(Code that draws figures)
::::::::

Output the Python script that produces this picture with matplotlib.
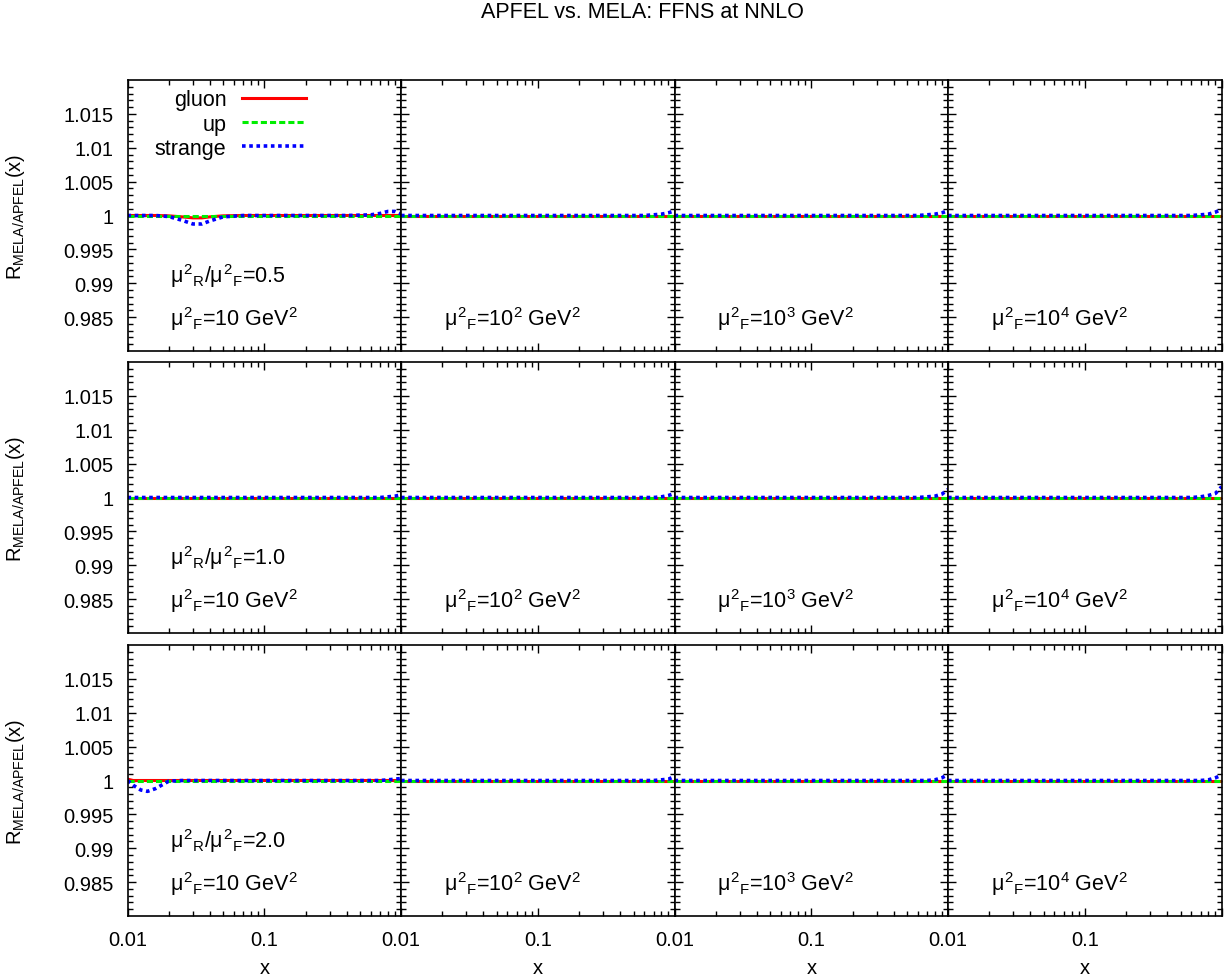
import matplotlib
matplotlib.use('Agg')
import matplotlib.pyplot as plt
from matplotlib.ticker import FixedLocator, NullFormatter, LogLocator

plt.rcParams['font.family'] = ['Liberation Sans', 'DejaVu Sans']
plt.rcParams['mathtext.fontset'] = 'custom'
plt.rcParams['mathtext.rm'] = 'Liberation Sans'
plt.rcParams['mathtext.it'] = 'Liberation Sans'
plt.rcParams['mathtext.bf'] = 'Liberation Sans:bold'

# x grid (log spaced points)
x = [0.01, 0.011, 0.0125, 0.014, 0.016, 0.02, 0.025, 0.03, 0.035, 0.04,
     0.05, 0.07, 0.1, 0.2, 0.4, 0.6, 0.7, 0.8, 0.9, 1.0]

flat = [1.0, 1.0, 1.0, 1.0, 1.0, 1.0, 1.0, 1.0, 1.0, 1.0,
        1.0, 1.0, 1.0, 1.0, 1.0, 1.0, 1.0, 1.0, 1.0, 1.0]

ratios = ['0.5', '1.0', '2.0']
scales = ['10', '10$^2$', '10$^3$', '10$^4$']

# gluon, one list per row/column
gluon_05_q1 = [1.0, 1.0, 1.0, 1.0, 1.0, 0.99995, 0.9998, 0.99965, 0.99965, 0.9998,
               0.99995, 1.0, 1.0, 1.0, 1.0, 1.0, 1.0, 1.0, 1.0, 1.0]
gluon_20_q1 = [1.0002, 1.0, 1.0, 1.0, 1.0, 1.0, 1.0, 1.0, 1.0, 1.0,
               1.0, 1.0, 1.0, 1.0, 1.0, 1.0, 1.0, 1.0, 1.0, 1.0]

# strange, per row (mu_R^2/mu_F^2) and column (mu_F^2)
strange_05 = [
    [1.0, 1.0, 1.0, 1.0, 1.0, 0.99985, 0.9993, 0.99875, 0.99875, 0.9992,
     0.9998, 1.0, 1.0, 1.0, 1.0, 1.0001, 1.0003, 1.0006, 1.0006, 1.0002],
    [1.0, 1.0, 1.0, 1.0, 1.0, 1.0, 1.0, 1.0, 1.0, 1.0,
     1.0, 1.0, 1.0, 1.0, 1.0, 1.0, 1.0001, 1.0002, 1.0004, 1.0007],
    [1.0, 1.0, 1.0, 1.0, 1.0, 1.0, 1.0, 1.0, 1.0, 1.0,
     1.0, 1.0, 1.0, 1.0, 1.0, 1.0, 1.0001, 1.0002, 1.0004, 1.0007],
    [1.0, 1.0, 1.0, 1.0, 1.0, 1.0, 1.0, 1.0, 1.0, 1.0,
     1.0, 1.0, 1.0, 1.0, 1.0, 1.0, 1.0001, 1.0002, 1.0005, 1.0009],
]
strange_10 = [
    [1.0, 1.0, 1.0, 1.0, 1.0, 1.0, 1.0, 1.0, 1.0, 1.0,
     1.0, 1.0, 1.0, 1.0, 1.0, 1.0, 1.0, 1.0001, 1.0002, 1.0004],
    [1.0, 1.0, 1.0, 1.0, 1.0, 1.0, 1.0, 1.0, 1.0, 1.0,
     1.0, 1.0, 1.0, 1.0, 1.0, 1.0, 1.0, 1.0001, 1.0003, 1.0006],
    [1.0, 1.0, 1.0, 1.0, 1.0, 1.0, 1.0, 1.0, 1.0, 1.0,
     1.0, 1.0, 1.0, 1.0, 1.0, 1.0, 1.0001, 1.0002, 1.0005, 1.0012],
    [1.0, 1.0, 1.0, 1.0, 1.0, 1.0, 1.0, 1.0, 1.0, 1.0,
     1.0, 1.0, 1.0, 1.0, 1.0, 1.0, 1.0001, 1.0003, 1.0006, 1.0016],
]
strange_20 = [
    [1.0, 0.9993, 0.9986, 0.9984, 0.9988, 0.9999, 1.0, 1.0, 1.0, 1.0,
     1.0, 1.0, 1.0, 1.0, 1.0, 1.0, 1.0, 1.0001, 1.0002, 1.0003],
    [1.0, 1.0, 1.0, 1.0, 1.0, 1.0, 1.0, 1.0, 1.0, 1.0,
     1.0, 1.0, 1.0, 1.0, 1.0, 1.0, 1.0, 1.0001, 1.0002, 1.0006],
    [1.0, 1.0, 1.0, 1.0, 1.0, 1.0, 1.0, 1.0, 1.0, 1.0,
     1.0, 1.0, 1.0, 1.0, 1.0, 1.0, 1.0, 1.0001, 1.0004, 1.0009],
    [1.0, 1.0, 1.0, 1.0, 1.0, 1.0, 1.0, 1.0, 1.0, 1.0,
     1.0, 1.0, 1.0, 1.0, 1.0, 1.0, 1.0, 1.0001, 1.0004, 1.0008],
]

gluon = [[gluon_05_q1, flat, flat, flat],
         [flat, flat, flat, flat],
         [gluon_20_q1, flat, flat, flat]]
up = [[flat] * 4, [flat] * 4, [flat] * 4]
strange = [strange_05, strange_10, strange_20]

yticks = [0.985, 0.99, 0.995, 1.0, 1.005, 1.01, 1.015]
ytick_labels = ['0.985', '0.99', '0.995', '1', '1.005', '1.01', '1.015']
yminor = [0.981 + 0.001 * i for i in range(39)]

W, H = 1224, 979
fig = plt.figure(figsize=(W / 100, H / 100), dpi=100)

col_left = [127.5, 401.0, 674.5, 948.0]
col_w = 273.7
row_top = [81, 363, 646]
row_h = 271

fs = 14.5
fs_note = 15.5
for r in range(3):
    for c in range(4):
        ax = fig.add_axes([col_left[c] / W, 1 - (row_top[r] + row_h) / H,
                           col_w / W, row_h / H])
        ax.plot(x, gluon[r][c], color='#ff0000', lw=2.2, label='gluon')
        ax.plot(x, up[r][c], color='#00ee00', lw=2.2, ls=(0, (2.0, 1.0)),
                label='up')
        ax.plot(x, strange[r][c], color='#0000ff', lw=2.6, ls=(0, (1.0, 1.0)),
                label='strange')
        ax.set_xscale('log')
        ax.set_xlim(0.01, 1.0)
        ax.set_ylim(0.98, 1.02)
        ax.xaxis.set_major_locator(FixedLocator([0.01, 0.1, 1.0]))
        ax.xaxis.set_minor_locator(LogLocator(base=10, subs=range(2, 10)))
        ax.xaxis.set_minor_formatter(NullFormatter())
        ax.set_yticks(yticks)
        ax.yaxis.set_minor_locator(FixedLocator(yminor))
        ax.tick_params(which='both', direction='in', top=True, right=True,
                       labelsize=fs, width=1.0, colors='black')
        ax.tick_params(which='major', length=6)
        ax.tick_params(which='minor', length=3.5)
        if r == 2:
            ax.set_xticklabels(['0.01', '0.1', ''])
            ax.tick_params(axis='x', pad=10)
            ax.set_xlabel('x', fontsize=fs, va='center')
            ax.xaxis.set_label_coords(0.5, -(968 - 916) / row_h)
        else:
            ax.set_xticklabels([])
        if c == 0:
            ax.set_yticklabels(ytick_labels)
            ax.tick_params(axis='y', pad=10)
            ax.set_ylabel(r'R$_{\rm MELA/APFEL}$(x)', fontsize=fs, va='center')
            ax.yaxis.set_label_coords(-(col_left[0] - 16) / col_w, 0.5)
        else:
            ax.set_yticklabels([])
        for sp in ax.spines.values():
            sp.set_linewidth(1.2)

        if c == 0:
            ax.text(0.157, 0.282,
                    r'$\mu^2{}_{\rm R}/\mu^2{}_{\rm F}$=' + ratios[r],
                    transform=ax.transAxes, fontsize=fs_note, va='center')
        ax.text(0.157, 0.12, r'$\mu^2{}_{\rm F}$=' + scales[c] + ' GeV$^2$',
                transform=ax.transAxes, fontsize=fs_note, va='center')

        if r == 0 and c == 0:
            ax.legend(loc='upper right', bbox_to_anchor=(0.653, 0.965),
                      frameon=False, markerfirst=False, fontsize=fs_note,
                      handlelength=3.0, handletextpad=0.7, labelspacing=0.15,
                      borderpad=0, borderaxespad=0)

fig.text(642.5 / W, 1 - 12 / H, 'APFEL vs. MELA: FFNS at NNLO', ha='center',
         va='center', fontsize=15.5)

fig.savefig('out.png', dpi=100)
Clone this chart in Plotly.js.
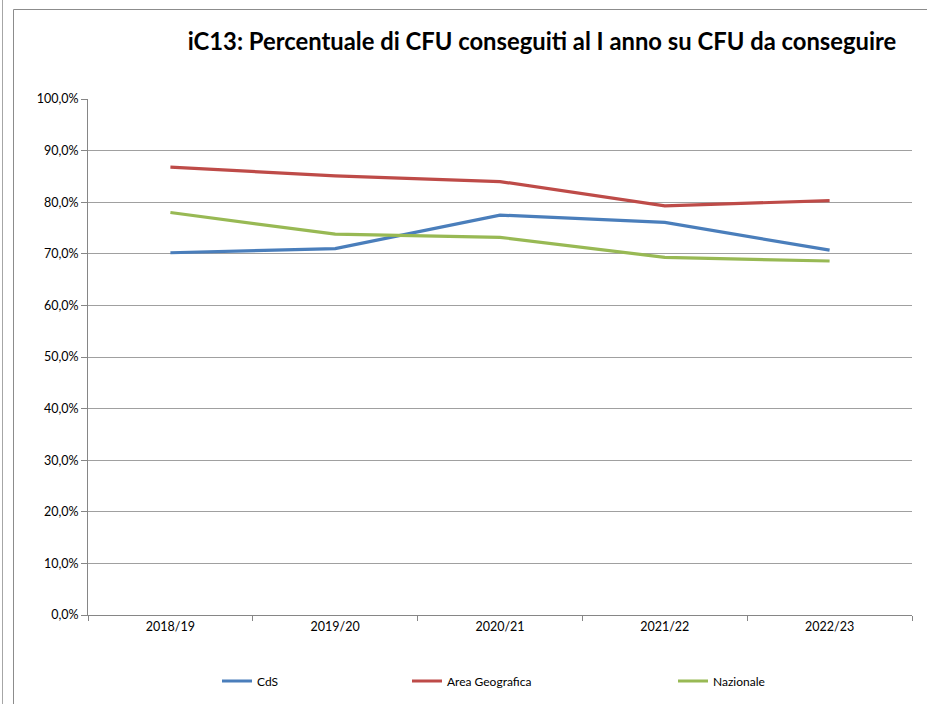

::::::::

_Stated task_
Only the lines from the start of the material through the line containing "from matplotlib.ticker import" should be transcribed. Pictures stay out.

_Solution to the problem_
Output the Python script that produces this picture with matplotlib.
import matplotlib
matplotlib.use('Agg')
import matplotlib.pyplot as plt
from matplotlib.ticker import FixedLocator, NullFormatter, LogLocator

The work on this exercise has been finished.